Other Customary Clauses

One should not forget that a term sheet is a non-binding agreement (meaning it cannot be used to enforce a deal or seek damages for failure to close in at the pre-agreed terms). The above does not apply to costs and expenses, governing law, choice of dispute resolution forum and confidentiality.

It is also common to include binding exclusivity clauses, but the latter should be granted thoughtfully. For example, instead of granting a 3-month exclusivity, one may first grant a 1-month exclusivity and then condition extending it for a subsequent 2-month period on meeting certain milestones (such as completing due diligence, confirming no red-flags, or receiving a full set of definitive agreements drafts).
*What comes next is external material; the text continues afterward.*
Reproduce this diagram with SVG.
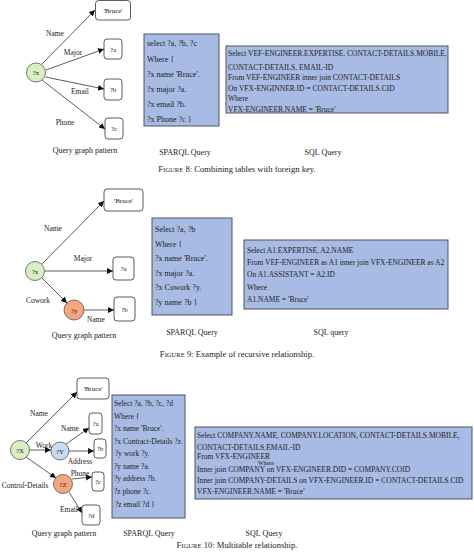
<svg xmlns="http://www.w3.org/2000/svg" width="474" height="556" viewBox="0 0 474 556">
<style>
text{font-family:"Liberation Serif","Times New Roman",serif;fill:#222}
.lbl{font-size:7.5px;text-anchor:middle}
.nt{font-size:7px;text-anchor:middle}
.q{font-size:8px}
.s{font-size:7.5px}
.cap{font-size:8px;text-anchor:middle}
.cp{font-size:8.6px;text-anchor:middle}
.box{fill:#fff;stroke:#333;stroke-width:0.8}
.qb{fill:#a8bbe4;stroke:#4c5262;stroke-width:1}
.g{fill:#d7efc3;stroke:#555;stroke-width:0.8}
.o{fill:#f2a77d;stroke:#555;stroke-width:0.8}
.b{fill:#c7dcf2;stroke:#555;stroke-width:0.8}
.e{stroke:#333;stroke-width:0.8;fill:none;marker-end:url(#ah)}
</style>
<defs>
<marker id="ah" viewBox="0 0 10 10" refX="10" refY="5" markerWidth="6" markerHeight="6" markerUnits="userSpaceOnUse" orient="auto">
<path d="M0,0 L10,5 L0,10 z" fill="#111"/>
</marker>
</defs>

<g id="connectors">
<line class="e" x1="42" y1="64" x2="95" y2="10"/>
<line class="e" x1="46" y1="70" x2="104" y2="49"/>
<line class="e" x1="45.5" y1="77" x2="104" y2="89"/>
<line class="e" x1="42" y1="80" x2="105" y2="129"/>

<line class="e" x1="42" y1="264" x2="104" y2="201"/>
<line class="e" x1="44.5" y1="271" x2="113" y2="271"/>
<line class="e" x1="42" y1="278" x2="67" y2="303"/>
<line class="e" x1="84" y1="310" x2="114" y2="310"/>

<line class="e" x1="26" y1="443" x2="77" y2="392"/>
<line class="e" x1="29.5" y1="450" x2="51" y2="450"/>
<line class="e" x1="26" y1="457" x2="56" y2="478"/>
<line class="e" x1="66" y1="444" x2="89" y2="428"/>
<line class="e" x1="69" y1="451" x2="94" y2="451"/>
<line class="e" x1="72" y1="479" x2="92" y2="477"/>
<line class="e" x1="69" y1="492" x2="82" y2="513"/>
</g>

<!-- Figure 8 -->
<g id="f8-x"><circle class="g" cx="36" cy="72.5" r="9.5"/><text class="nt" x="36" y="75">?x</text></g>
<g id="f8-bruce"><rect class="box" x="95.5" y="0.5" width="35" height="19.5" rx="3"/><text class="nt" x="113" y="12.5">'Bruce'</text></g>
<g id="f8-a"><rect class="box" x="104" y="39" width="18" height="20" rx="3"/><text class="nt" x="113" y="51.5">?a</text></g>
<g id="f8-b"><rect class="box" x="104" y="79" width="18" height="21" rx="3"/><text class="nt" x="113" y="92">?b</text></g>
<g id="f8-c"><rect class="box" x="105" y="118" width="18" height="21" rx="3"/><text class="nt" x="114" y="131">?c</text></g>
<g id="f8-labels">
<text class="lbl" x="55" y="35.5">Name</text>
<text class="lbl" x="73" y="54.5">Major</text>
<text class="lbl" x="80" y="93.5">Email</text>
<text class="lbl" x="65" y="124.5">Phone</text>
<text class="cap" x="85" y="153">Query graph pattern</text>
</g>
<g id="f8-sparql">
<rect class="qb" x="144" y="34" width="75" height="92"/>
<text class="q" x="147" y="45.5">select ?a, ?b, ?c</text>
<text class="q" x="147" y="61.5">Where {</text>
<text class="q" x="147" y="76.5">?x name 'Bruce'.</text>
<text class="q" x="147" y="91.5">?x major ?a.</text>
<text class="q" x="147" y="106.5">?x email ?b.</text>
<text class="q" x="147" y="121.5">?x Phone ?c }</text>
<text class="cap" x="185" y="155">SPARQL Query</text>
</g>
<g id="f8-sql">
<rect class="qb" x="226" y="46" width="222" height="67"/>
<text class="s" x="228" y="56">Select VEF-ENGINEER.EXPERTISE, CONTACT-DETAILS.MOBILE,</text>
<text class="s" x="228" y="69.5">CONTACT-DETAILS, EMAIL-ID</text>
<text class="s" x="228" y="79.5">From VEF-ENGINEER inner join CONTACT-DETAILS</text>
<text class="s" x="228" y="90.5">On VFX-ENGINNER.ID = CONTACT-DETAILS.CID</text>
<text class="s" x="228" y="101">Where</text>
<text class="s" x="228" y="111.5">VFX-ENGINEER.NAME = 'Bruce'</text>
<text class="cap" x="323" y="155">SQL Query</text>
</g>
<text class="cp" x="237" y="172">F<tspan font-size="6.6">IGURE</tspan> 8: Combining tables with foreign key.</text>

<!-- Figure 9 -->
<g id="f9-x"><circle class="g" cx="35" cy="271" r="9.5"/><text class="nt" x="35" y="273.5">?x</text></g>
<g id="f9-bruce"><rect class="box" x="104" y="189" width="39" height="22" rx="3"/><text class="nt" x="123.5" y="202.5">'Bruce'</text></g>
<g id="f9-a"><rect class="box" x="113" y="257" width="21" height="23" rx="3"/><text class="nt" x="123.5" y="271">?a</text></g>
<g id="f9-y"><circle class="o" cx="74" cy="310" r="10"/><text class="nt" x="74" y="312.5">?y</text></g>
<g id="f9-b"><rect class="box" x="114" y="297" width="21" height="24" rx="3"/><text class="nt" x="124.5" y="311.5">?b</text></g>
<g id="f9-labels">
<text class="lbl" x="53" y="230.5">Name</text>
<text class="lbl" x="83" y="260.5">Major</text>
<text class="lbl" x="38" y="302.5">Cowork</text>
<text class="lbl" x="96" y="321.5">Name</text>
<text class="cap" x="84" y="338">Query graph pattern</text>
</g>
<g id="f9-sparql">
<rect class="qb" x="152" y="218" width="80" height="97"/>
<text class="q" x="155" y="231.5">Select ?a, ?b</text>
<text class="q" x="155" y="246.5">Where {</text>
<text class="q" x="155" y="260.5">?x name 'Bruce'.</text>
<text class="q" x="155" y="275.5">?x major ?a.</text>
<text class="q" x="155" y="289.5">?x Cowork ?y.</text>
<text class="q" x="155" y="304.5">?y name ?b }</text>
<text class="cap" x="192" y="335">SPARQL Query</text>
</g>
<g id="f9-sql">
<rect class="qb" x="244" y="240" width="204" height="69"/>
<text class="s" x="247" y="252.5">Select A1.EXPERTISE, A2.NAME</text>
<text class="s" x="247" y="264.5">From VEF-ENGINEER as A1 inner join VFX-ENGINEER as A2</text>
<text class="s" x="247" y="276.5">On A1.ASSISTANT = A2.ID</text>
<text class="s" x="247" y="289.5">Where</text>
<text class="s" x="247" y="301.5">A1.NAME = 'Bruce'</text>
<text class="cap" x="331" y="335">SQL query</text>
</g>
<text class="cp" x="237" y="357">F<tspan font-size="6.6">IGURE</tspan> 9: Example of recursive relationship.</text>

<!-- Figure 10 -->
<g id="f10-X"><circle class="g" cx="20" cy="450" r="9.5"/><text class="nt" x="20" y="452.5">?X</text></g>
<g id="f10-bruce"><rect class="box" x="77" y="378" width="32" height="21" rx="3"/><text class="nt" x="93" y="391">'Bruce'</text></g>
<g id="f10-Y"><circle class="b" cx="60" cy="451" r="9"/><text class="nt" x="60" y="453.5">?Y</text></g>
<g id="f10-a"><rect class="box" x="89" y="413" width="13" height="21" rx="3"/><text class="nt" x="95.5" y="426">?a</text></g>
<g id="f10-b"><rect class="box" x="94" y="439" width="12" height="19" rx="3"/><text class="nt" x="100" y="451">?b</text></g>
<g id="f10-Z"><circle class="o" cx="63" cy="484" r="9.5"/><text class="nt" x="63" y="486.5">?Z</text></g>
<g id="f10-c"><rect class="box" x="92" y="472" width="12" height="19" rx="3"/><text class="nt" x="98" y="484">?c</text></g>
<g id="f10-d"><rect class="box" x="82" y="505" width="18" height="20" rx="3"/><text class="nt" x="91" y="517.5">?d</text></g>
<g id="f10-labels">
<text class="lbl" x="39" y="415.5">Name</text>
<text class="lbl" x="70" y="430.5">Name</text>
<text class="lbl" x="44" y="447.5">Work</text>
<text class="lbl" x="80" y="463.5">Address</text>
<text class="lbl" x="80" y="475.5">Phone</text>
<text class="lbl" x="25" y="487.5">Control-Details</text>
<text class="lbl" x="69" y="511.5">Email</text>
<text class="cap" x="64" y="536">Query graph pattern</text>
</g>
<g id="f10-sparql">
<rect class="qb" x="112" y="395" width="73" height="123"/>
<text class="s" x="114" y="405.5">Select ?a, ?b, ?c, ?d</text>
<text class="s" x="114" y="418.5">Where {</text>
<text class="s" x="114" y="431">?x name 'Bruce'.</text>
<text class="s" x="114" y="443.5">?x Contract-Details ?z.</text>
<text class="s" x="115" y="456">?y work ?y.</text>
<text class="s" x="114" y="468.5">?y name ?a.</text>
<text class="s" x="114" y="481">?y address ?b.</text>
<text class="s" x="114" y="493.5">?z phone ?c.</text>
<text class="s" x="115" y="506.5">?z email ?d }</text>
<text class="cap" x="149" y="536">SPARQL Query</text>
</g>
<g id="f10-sql">
<rect class="qb" x="195" y="427" width="277" height="72"/>
<text class="s" x="197" y="437.5">Select COMPANY.NAME, COMPANY.LOCATION, CONTACT-DETAILS.MOBILE,</text>
<text class="s" x="197" y="449.5">CONTACT-DETAILS.EMAIL-ID</text>
<text class="s" x="197" y="459">From VFX-ENGINEER</text>
<text x="266" y="465" font-size="6" text-anchor="middle">Where</text>
<text class="s" x="197" y="471.5">Inner join COMPANY on VFX-ENGINEER.DID = COMPANY.COID</text>
<text class="s" x="197" y="483">Inner join COMPANY-DETAILS on VFX-ENGINEER.ID = CONTACT-DETAILS.CID</text>
<text class="s" x="197" y="494">VFX-ENGINEER.NAME = 'Bruce'</text>
<text class="cap" x="264" y="536">SQL Query</text>
</g>
<text class="cp" x="237" y="547.5">F<tspan font-size="6.6">IGURE</tspan> 10: Multitable relationship.</text>
</svg>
This will help both sides stay on track and complete the deal on time.

Closing Remarks

In order to sign a proper term sheet, you need to be well-prepared from the business, financial and legal perspectives. It is wise to involve advisors to help you develop a negotiation strategy for investment rounds and make sure that key issues are identified and addressed in the term sheet. Most importantly, think ahead and remember that giving too much (with or without awareness of its significance) during early investment rounds may significantly affect the position of the founders and investors at further investment rounds or at the exit.